Hidden Bullish and Bearish Divergence
Hidden divergence is a continuation concept. Instead of warning that a trend may reverse, it often suggests the trend may still have strength after a pullback.

Hidden divergence is usually trend-following. It appears when price holds a better structure level while the indicator makes a deeper correction.
Hidden Bullish Divergence
Hidden bullish divergence forms when:
- price makes a higher low;
- the oscillator or momentum reading makes a lower low.
Price holds above the prior swing low, but the indicator pulls deeper. This can suggest the pullback cleaned out momentum without breaking the bullish structure.
It is most relevant in an uptrend.
Hidden Bearish Divergence
Hidden bearish divergence forms when:
- price makes a lower high;
- the oscillator or momentum reading makes a higher high.
Price fails to reclaim the prior high, but the indicator bounces harder. This can suggest the bounce refreshed momentum without breaking bearish structure.
It is most relevant in a downtrend.
Why Trend Context Matters
Hidden divergence is weak if the trend is unclear.
Before using it, ask:
- Is the market actually trending?
- Did price hold a higher low or lower high?
- Is the signal aligned with the higher timeframe?
- Is there enough room to the target?
- Does volume or delta support continuation?
Using ZenAlgo
Waves and Advanced RSI mark hidden divergence with H labels. Q also includes hidden divergence context.
Use Avenger or ADX to avoid treating hidden divergence as meaningful when the market is not trending.

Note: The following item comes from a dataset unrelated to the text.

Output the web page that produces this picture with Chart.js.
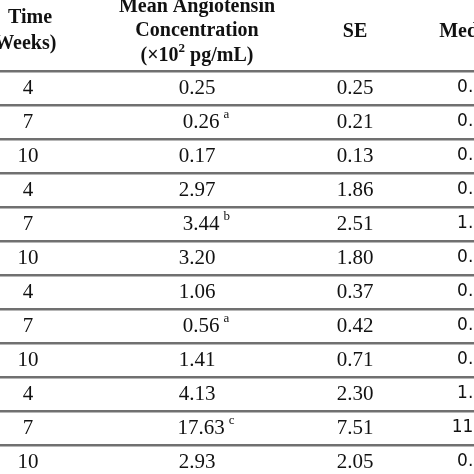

Hidden vs Regular Divergence
| Type | Main purpose | Common context |
|---|---|---|
| Regular divergence | Exhaustion or reversal warning | Near extreme highs or lows |
| Hidden divergence | Continuation warning | During pullbacks in a trend |
Continue Learning
- Study regular divergence.
- Learn why divergences fail.
- Review trend trading.
Hidden divergence can fail when the trend is already exhausted or when the pullback becomes a real reversal. Structure comes first.